Nothing beyond the line containing "return fig.add_axes([x0 /" is to be printed; print exactly each line from the start of the records below through that line, leaving out pictures.

Records to process:
==*==

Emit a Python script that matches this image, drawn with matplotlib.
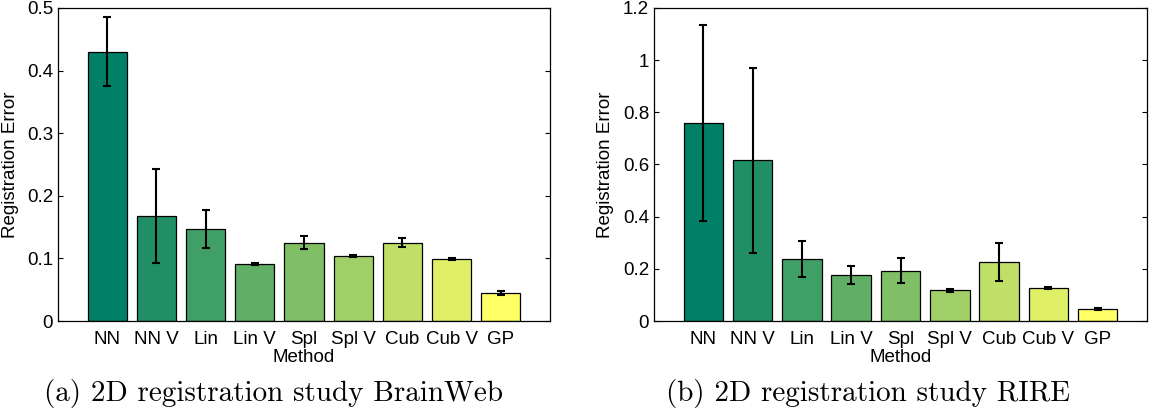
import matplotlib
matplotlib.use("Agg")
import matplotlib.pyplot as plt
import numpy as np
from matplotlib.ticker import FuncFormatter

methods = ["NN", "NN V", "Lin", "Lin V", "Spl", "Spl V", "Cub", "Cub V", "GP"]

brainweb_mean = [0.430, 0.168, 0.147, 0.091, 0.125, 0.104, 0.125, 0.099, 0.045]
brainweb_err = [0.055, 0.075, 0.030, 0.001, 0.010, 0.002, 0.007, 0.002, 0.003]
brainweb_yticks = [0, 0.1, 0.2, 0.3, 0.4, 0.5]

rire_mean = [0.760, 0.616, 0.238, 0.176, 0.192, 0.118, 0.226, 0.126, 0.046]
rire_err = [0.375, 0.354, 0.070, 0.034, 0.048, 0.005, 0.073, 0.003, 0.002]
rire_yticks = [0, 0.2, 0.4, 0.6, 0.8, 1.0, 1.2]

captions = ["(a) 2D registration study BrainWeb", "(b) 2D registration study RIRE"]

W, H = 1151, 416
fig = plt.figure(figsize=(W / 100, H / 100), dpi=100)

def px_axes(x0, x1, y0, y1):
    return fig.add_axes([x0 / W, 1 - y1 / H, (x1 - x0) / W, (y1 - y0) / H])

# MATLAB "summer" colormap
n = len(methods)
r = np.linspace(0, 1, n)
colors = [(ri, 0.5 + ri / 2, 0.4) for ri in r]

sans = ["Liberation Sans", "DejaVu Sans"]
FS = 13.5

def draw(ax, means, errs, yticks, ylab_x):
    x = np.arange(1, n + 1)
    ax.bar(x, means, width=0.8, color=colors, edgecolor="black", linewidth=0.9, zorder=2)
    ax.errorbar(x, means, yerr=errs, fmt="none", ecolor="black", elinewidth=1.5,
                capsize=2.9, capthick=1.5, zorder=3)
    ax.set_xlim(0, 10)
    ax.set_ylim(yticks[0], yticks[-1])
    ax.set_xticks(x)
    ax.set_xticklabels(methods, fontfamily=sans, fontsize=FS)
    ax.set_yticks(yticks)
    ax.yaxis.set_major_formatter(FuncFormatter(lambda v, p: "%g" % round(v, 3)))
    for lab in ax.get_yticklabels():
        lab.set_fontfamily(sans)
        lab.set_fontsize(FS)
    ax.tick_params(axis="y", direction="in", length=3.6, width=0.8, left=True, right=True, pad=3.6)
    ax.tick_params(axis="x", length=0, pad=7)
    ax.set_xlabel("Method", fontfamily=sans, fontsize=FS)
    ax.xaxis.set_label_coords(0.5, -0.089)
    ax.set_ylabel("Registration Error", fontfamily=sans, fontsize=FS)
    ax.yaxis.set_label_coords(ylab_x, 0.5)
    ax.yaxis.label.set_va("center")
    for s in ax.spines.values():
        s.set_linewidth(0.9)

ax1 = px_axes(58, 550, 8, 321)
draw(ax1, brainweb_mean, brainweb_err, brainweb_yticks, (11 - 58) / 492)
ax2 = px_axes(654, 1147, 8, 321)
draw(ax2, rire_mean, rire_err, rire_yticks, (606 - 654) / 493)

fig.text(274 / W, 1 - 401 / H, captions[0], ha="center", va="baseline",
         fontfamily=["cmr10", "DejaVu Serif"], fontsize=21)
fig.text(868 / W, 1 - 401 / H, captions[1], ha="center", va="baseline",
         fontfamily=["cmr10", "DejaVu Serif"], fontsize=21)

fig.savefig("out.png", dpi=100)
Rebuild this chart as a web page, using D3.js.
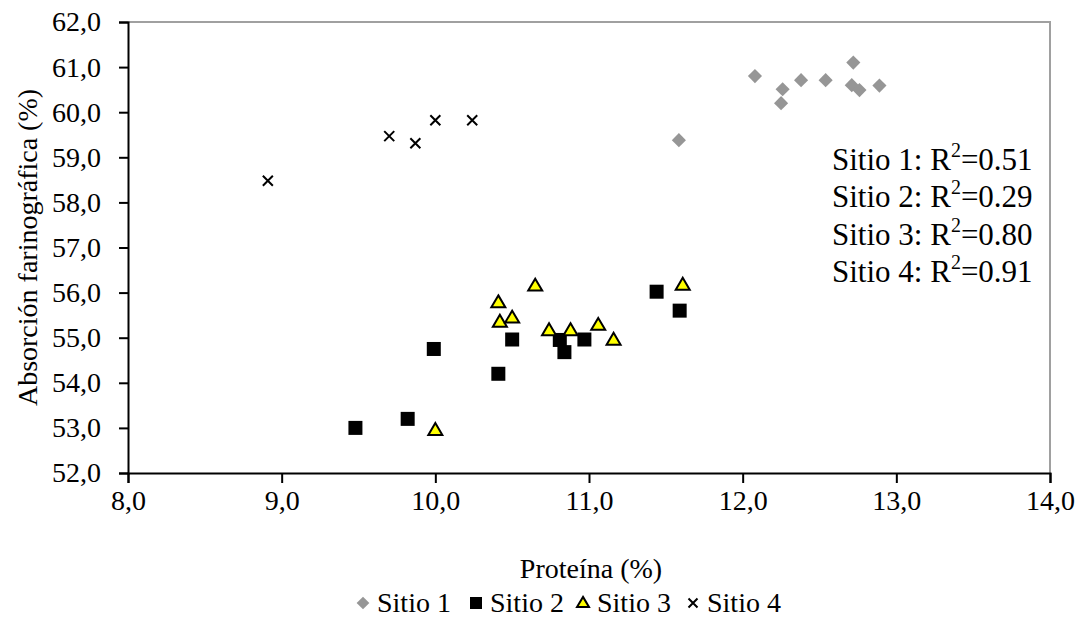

==*==

Answer in full:
Emit a Python script that matches this image, drawn with matplotlib.
import matplotlib
matplotlib.use("Agg")
import matplotlib.pyplot as plt
import numpy as np
from matplotlib.ticker import FuncFormatter

methods = ["NN", "NN V", "Lin", "Lin V", "Spl", "Spl V", "Cub", "Cub V", "GP"]

brainweb_mean = [0.430, 0.168, 0.147, 0.091, 0.125, 0.104, 0.125, 0.099, 0.045]
brainweb_err = [0.055, 0.075, 0.030, 0.001, 0.010, 0.002, 0.007, 0.002, 0.003]
brainweb_yticks = [0, 0.1, 0.2, 0.3, 0.4, 0.5]

rire_mean = [0.760, 0.616, 0.238, 0.176, 0.192, 0.118, 0.226, 0.126, 0.046]
rire_err = [0.375, 0.354, 0.070, 0.034, 0.048, 0.005, 0.073, 0.003, 0.002]
rire_yticks = [0, 0.2, 0.4, 0.6, 0.8, 1.0, 1.2]

captions = ["(a) 2D registration study BrainWeb", "(b) 2D registration study RIRE"]

W, H = 1151, 416
fig = plt.figure(figsize=(W / 100, H / 100), dpi=100)

def px_axes(x0, x1, y0, y1):
    return fig.add_axes([x0 / W, 1 - y1 / H, (x1 - x0) / W, (y1 - y0) / H])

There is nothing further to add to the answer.